Billets d'humeur, Société

Changer d’âge

Temps de lecture : 1’11

Depuis quelques jours, une angoisse sourde me saisit quand la nuit tombe. Dans mon lit je me blottis en fœtus et je grelotte, en attendant que le sommeil me saisisse. Au petit matin, le soleil me réveille et je reprends vie.

Je change d’âge, et pour la première fois de ma vie ça me fait tout drôle. Ce n’est pas tant le nombre d’années cumulé mais le fait que ce soit arrivé si vite. Pourtant, on m’avait prévenue. Et il paraît que plus ça va, plus ça s’accélère. Enfant, je regardais les « grands » de 18 ans et je rêvais d’avoir leur âge, pour faire uniquement ce que je voudrais. Je m’imaginais une vie riche, absolument autonome et outrageusement provocante. Mais c’était dans longtemps, un temps qui me paraissait infini, qui ne cessait de s’étirer.
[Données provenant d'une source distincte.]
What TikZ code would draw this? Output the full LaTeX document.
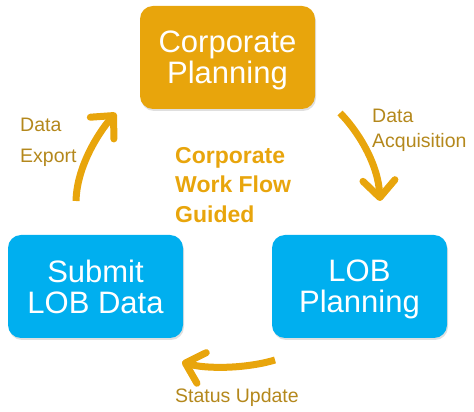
\documentclass[tikz,border=0pt]{standalone}
\usepackage{fontspec}
\setmainfont{Liberation Sans}
\usetikzlibrary{arrows.meta,shadows}
\definecolor{corporange}{RGB}{232,165,12}
\definecolor{lobblue}{RGB}{0,175,239}
\definecolor{labelgold}{RGB}{180,136,28}

\begin{document}
\begin{tikzpicture}[x=1pt,y=1pt,
  box/.style={rounded corners=13pt, minimum width=175pt, minimum height=103pt,
    text=white, align=center, text depth=0pt, font=\fontsize{31}{31}\selectfont,
    drop shadow={opacity=0.25,shadow xshift=1pt,shadow yshift=-2pt}},
  flow/.style={line width=7pt, draw=corporange,
    -{Straight Barb[length=17pt,width=32pt,round]}},
  lbl/.style={text=labelgold, align=left, inner sep=0pt, anchor=north west},
]
\useasboundingbox (0,0) rectangle (474,412);

 % the three steps
 \node[box, fill=corporange] (corp) at (227.5,354.5) {Corporate\\Planning};
 \node[box, fill=lobblue] (submit) at (95.5,125.5) {Submit\\LOB Data};
 \node[box, fill=lobblue] (lob) at (359.5,125.5) {LOB\\Planning};

 % middle text
 \node[anchor=north west, inner sep=0pt, align=left, text=corporange,
   font=\fontsize{23}{29.5}\selectfont\bfseries] (guide) at (175,265)
   {Corporate\\Work Flow\\Guided};

 % arrows between the steps
 \coordinate (exportA) at (76,211);
 \coordinate (exportB) at (116,299);
 \draw[flow] (exportA) .. controls (77,250) and (104,286) .. (exportB);
 \coordinate (acqA) at (340,299);
 \coordinate (acqB) at (380,211);
 \draw[flow] (acqA) .. controls (356,283) and (378,250) .. (acqB);
 \coordinate (statA) at (275,52);
 \coordinate (statB) at (182,50);
 \draw[flow] (statA) .. controls (245,43) and (205,43) .. (statB);

 % labels
 \node[lbl, font=\fontsize{19.5}{31}\selectfont] (export) at (20,294) {Data\\Export};
 \node[lbl, font=\fontsize{19.5}{25}\selectfont] (acq) at (372,303) {Data\\Acquisition};
 \node[lbl, font=\fontsize{19.5}{25}\selectfont] (status) at (175,24) {Status Update};

\end{tikzpicture}
\end{document}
Et voilà qu’en un claquement de doigts j’ai plus que deux fois 18 ans. Oui, c’est passé vite. Même s’il y a eu des époques qui m’ont paru bien longues et que j’aurais aimé abréger en deux temps, trois mouvements.

Prendre de l’âge, c’est se rapprocher de ceux qui nous ont donné la vie et s’éloigner de celui qu’on était quand on l’a reçue. On se rapproche de ses parents et parfois on les dépasse. On vit plus longtemps qu’eux. Désormais il nous faudra avancer en éclaireur, regarder devant avec pour seule indication sa propre boussole. Vivre plus longtemps que ses parents, surtout que celui du même sexe que soi, est une étape. On franchit un cap, on a contourné une côte, on a dépassé un rocher qu’on ne pourra plus regarder qu’en se retournant.